Grimms’ fairy tales are among the best-known stories in the world, but the way they have been introduced into and interpreted by cultures across the globe has varied enormously. In Grimms’ Tales around the Globe, editors Vanessa Joosen and Gillian Lathey bring together scholars from Asia, Europe, and North and Latin America to investigate the international reception of the Grimms’ tales. The essays in this volume offer insights into the social and literary role of the tales in a number of countries and languages, finding aspects that are internationally constant as well as locally particular. In the first section, Cultural Resistance and Assimilation, contributors consider the global history of the reception of the Grimms’ tales in a range of cultures. In these eight chapters, scholars explore how cunning translators and daring publishers around the world reshaped and rewrote the tales, incorporating them into existing fairy-tale traditions, inspiring new writings, and often introducing new uncertainties of meaning into the already ambiguous stories.

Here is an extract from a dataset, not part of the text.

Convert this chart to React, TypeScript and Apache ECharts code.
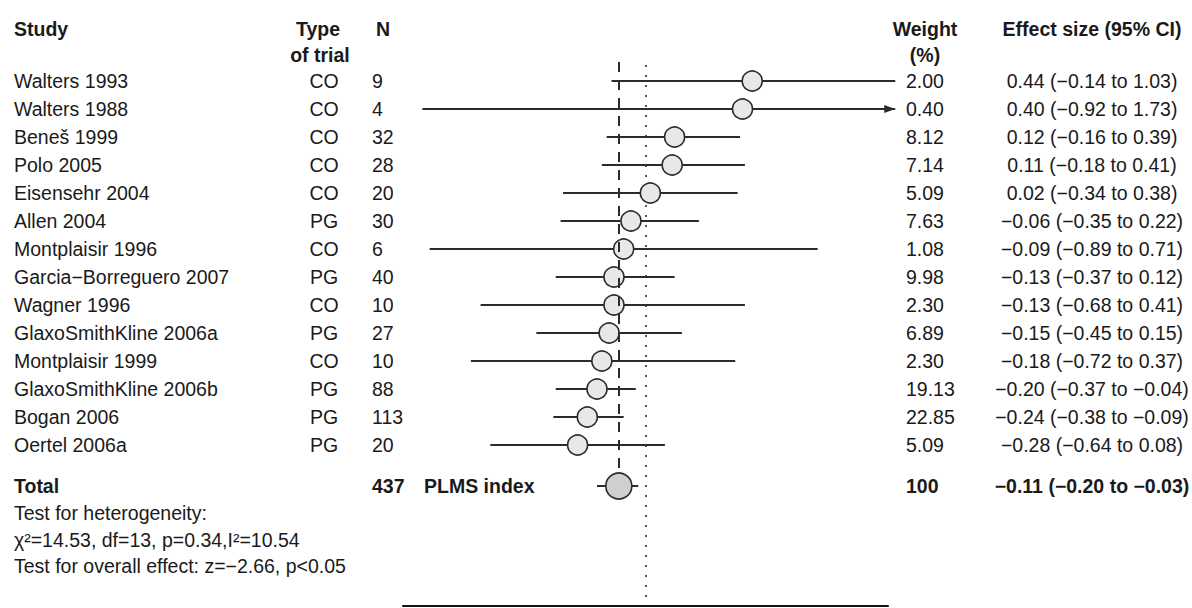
import React, { useEffect, useRef } from "react";
import * as echarts from "echarts";

// ---------- data ----------
const studies = [
  "Walters 1993",
  "Walters 1988",
  "Beneš 1999",
  "Polo 2005",
  "Eisensehr 2004",
  "Allen 2004",
  "Montplaisir 1996",
  "Garcia\u2212Borreguero 2007",
  "Wagner 1996",
  "GlaxoSmithKline 2006a",
  "Montplaisir 1999",
  "GlaxoSmithKline 2006b",
  "Bogan 2006",
  "Oertel 2006a",
];
const trialTypes = ["CO", "CO", "CO", "CO", "CO", "PG", "CO", "PG", "CO", "PG", "CO", "PG", "PG", "PG"];
const sampleSizes = [9, 4, 32, 28, 20, 30, 6, 40, 10, 27, 10, 88, 113, 20];
const weights = [2.0, 0.4, 8.12, 7.14, 5.09, 7.63, 1.08, 9.98, 2.3, 6.89, 2.3, 19.13, 22.85, 5.09];
const effects = [0.44, 0.4, 0.12, 0.11, 0.02, -0.06, -0.09, -0.13, -0.13, -0.15, -0.18, -0.2, -0.24, -0.28];
const ciLower = [-0.14, -0.92, -0.16, -0.18, -0.34, -0.35, -0.89, -0.37, -0.68, -0.45, -0.72, -0.37, -0.38, -0.64];
const ciUpper = [1.03, 1.73, 0.39, 0.41, 0.38, 0.22, 0.71, 0.12, 0.41, 0.15, 0.37, -0.04, -0.09, 0.08];

const totalLabel = "Total";
const totalN = 437;
const totalWeight = 100;
const totalEffect = -0.11;
const totalLower = -0.2;
const totalUpper = -0.03;
const outcomeLabel = "PLMS index";

const footnotes = [
  "Test for heterogeneity:",
  "\u03c7\u00b2=14.53, df=13, p=0.34,I\u00b2=10.54",
  "Test for overall effect: z=\u22122.66, p<0.05",
];

// ---------- layout ----------
const W = 1192;
const H = 608;
const ROW_PX = 28;
const FIRST_ROW_PX = 81;
const GRID_H = 606;
const Y_MIN = -FIRST_ROW_PX / ROW_PX;
const Y_MAX = Y_MIN + GRID_H / ROW_PX;
const TOTAL_ROW = (486 - FIRST_ROW_PX) / ROW_PX;
const ARROW_LIMIT = 1.03;
const FONT = '"Liberation Sans", Arial, Helvetica, sans-serif';
const FS = 19.5;
const TEXT_COLOR = "#1a1a1a";
const LINE_COLOR = "#2b2b2b";

const X_STUDY = 14;
const X_TYPE = 324;
const X_N = 372;
const X_PLMS = 424;
const X_WEIGHT = 906;
const X_EFFECT = 1092;

const fmt = (v: number) => (v < 0 ? "\u2212" : "") + Math.abs(v).toFixed(2);
const effectText = (e: number, lo: number, hi: number) => `${fmt(e)} (${fmt(lo)} to ${fmt(hi)})`;

const rows = studies.map((_, i) => i);

function textSeries(x: number, rowIdx: number[], texts: string[], align: string, bold = false) {
  return {
    type: "custom",
    xAxisIndex: 0,
    yAxisIndex: 0,
    silent: true,
    clip: false,
    z: 5,
    data: rowIdx.map((r) => [x, r]),
    encode: { x: 0, y: 1 },
    renderItem: (params: any, api: any) => {
      const p = api.coord([api.value(0), api.value(1)]);
      return {
        type: "text",
        x: p[0],
        y: p[1],
        style: {
          text: texts[params.dataIndex],
          fill: TEXT_COLOR,
          font: `${bold ? "bold " : ""}${FS}px ${FONT}`,
          align,
          verticalAlign: "middle",
        },
      };
    },
  };
}

export default function App() {
  const ref = useRef<HTMLDivElement>(null);

  useEffect(() => {
    document.body.style.margin = "0";
    if (!ref.current) return;
    const chart = echarts.init(ref.current, null, { renderer: "svg" });

    const ciData = studies.map((_, i) => [ciLower[i], ciUpper[i], i]);
    ciData.push([totalLower, totalUpper, TOTAL_ROW]);

    const headerText = (text: string, x: number, y: number, align: string) => ({
      type: "text",
      x,
      y,
      style: {
        text,
        fill: TEXT_COLOR,
        font: `bold ${FS}px ${FONT}`,
        align,
        verticalAlign: "middle",
      },
    });

    const option: any = {
      animation: false,
      grid: [
        { left: 0, top: 0, width: W, height: GRID_H },
        { left: 403, top: 0, width: 485, height: GRID_H },
      ],
      xAxis: [
        { gridIndex: 0, type: "value", min: 0, max: W, show: false },
        {
          gridIndex: 1,
          type: "value",
          min: -1,
          max: 1,
          axisLine: { show: true, onZero: false, lineStyle: { color: "#111", width: 2 } },
          axisTick: { show: false },
          axisLabel: { show: false },
          splitLine: { show: false },
        },
      ],
      yAxis: [
        { gridIndex: 0, type: "value", inverse: true, min: Y_MIN, max: Y_MAX, show: false },
        { gridIndex: 1, type: "value", inverse: true, min: Y_MIN, max: Y_MAX, show: false },
      ],
      graphic: [
        headerText("Study", X_STUDY, 29, "left"),
        headerText("Type", 318, 29, "center"),
        headerText("of trial", 320, 55, "center"),
        headerText("N", X_N + 4, 29, "left"),
        headerText("Weight", 925, 29, "center"),
        headerText("(%)", 925, 55, "center"),
        headerText("Effect size (95% CI)", X_EFFECT, 29, "center"),
        ...footnotes.map((t, i) => ({
          type: "text",
          x: X_STUDY,
          y: 513 + i * 26.5,
          style: { text: t, fill: TEXT_COLOR, font: `${FS}px ${FONT}`, align: "left", verticalAlign: "middle" },
        })),
      ],
      series: [
        // reference line at zero (dotted)
        {
          type: "lines",
          coordinateSystem: "cartesian2d",
          xAxisIndex: 1,
          yAxisIndex: 1,
          silent: true,
          z: 1,
          lineStyle: { color: "#555", width: 2, type: [2, 8], opacity: 1 },
          data: [{ coords: [[0, (65 - FIRST_ROW_PX) / ROW_PX], [0, (603 - FIRST_ROW_PX) / ROW_PX]] }],
        },
        // CI whiskers
        {
          type: "custom",
          xAxisIndex: 1,
          yAxisIndex: 1,
          silent: true,
          clip: false,
          z: 2,
          data: ciData,
          encode: { x: [0, 1], y: 2 },
          renderItem: (params: any, api: any) => {
            const lo = api.value(0);
            const hi = api.value(1);
            const row = api.value(2);
            const end = Math.min(hi, ARROW_LIMIT);
            const p1 = api.coord([lo, row]);
            const p2 = api.coord([end, row]);
            const children: any[] = [
              {
                type: "line",
                shape: { x1: p1[0], y1: p1[1], x2: p2[0], y2: p2[1] },
                style: { stroke: LINE_COLOR, lineWidth: 2 },
              },
            ];
            if (hi > ARROW_LIMIT) {
              children.push({
                type: "polygon",
                shape: { points: [[p2[0], p2[1]], [p2[0] - 11, p2[1] - 4], [p2[0] - 11, p2[1] + 4]] },
                style: { fill: LINE_COLOR },
              });
            }
            return { type: "group", children };
          },
        },
        // study point estimates
        {
          type: "scatter",
          xAxisIndex: 1,
          yAxisIndex: 1,
          silent: true,
          z: 3,
          symbol: "circle",
          symbolSize: 20,
          itemStyle: { color: "#e8e8e8", borderColor: LINE_COLOR, borderWidth: 1.6, opacity: 1 },
          data: effects.map((e, i) => [e, i]),
        },
        // overall estimate
        {
          type: "scatter",
          xAxisIndex: 1,
          yAxisIndex: 1,
          silent: true,
          z: 3,
          symbol: "circle",
          symbolSize: 26,
          itemStyle: { color: "#cfcfcf", borderColor: LINE_COLOR, borderWidth: 1.6, opacity: 1 },
          data: [[totalEffect, TOTAL_ROW]],
        },
        // overall effect line (dashed)
        {
          type: "lines",
          coordinateSystem: "cartesian2d",
          xAxisIndex: 1,
          yAxisIndex: 1,
          silent: true,
          z: 4,
          lineStyle: { color: LINE_COLOR, width: 2, type: [10, 8], opacity: 1 },
          data: [{ coords: [[totalEffect, (62 - FIRST_ROW_PX) / ROW_PX], [totalEffect, TOTAL_ROW - 0.45]] }],
        },
        // text columns
        textSeries(X_STUDY, rows, studies, "left"),
        textSeries(X_TYPE, rows, trialTypes, "center"),
        textSeries(X_N, rows, sampleSizes.map(String), "left"),
        textSeries(X_WEIGHT, rows, weights.map((w) => w.toFixed(2)), "left"),
        textSeries(
          X_EFFECT,
          rows,
          effects.map((e, i) => effectText(e, ciLower[i], ciUpper[i])),
          "center"
        ),
        // total row
        textSeries(X_STUDY, [TOTAL_ROW], [totalLabel], "left", true),
        textSeries(X_N, [TOTAL_ROW], [String(totalN)], "left", true),
        textSeries(X_PLMS, [TOTAL_ROW], [outcomeLabel], "left", true),
        textSeries(X_WEIGHT, [TOTAL_ROW], [String(totalWeight)], "left", true),
        textSeries(X_EFFECT, [TOTAL_ROW], [effectText(totalEffect, totalLower, totalUpper)], "center", true),
      ],
    };

    chart.setOption(option);
    return () => chart.dispose();
  }, []);

  return <div ref={ref} style={{ width: W, height: H }} />;
}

Contributors in the second part, Reframings, Paratexts, and Multimedia Translations, shed light on how the Grimms’ tales were affected by intermedial adaptation when traveling abroad. These six chapters focus on illustrations, manga, and film and television adaptations. In all, contributors take a wide view of the tales’ history in a range of locales—including Poland, China, Croatia, India, Japan, and France. Grimms’ Tales around the Globe shows that the tales, with their paradox between the universal and the local and their long and world-spanning translation history, form a unique and exciting corpus for the study of reception. Fairy-tale and folklore scholars as well as readers interested in literary history and translation will appreciate this enlightening volume.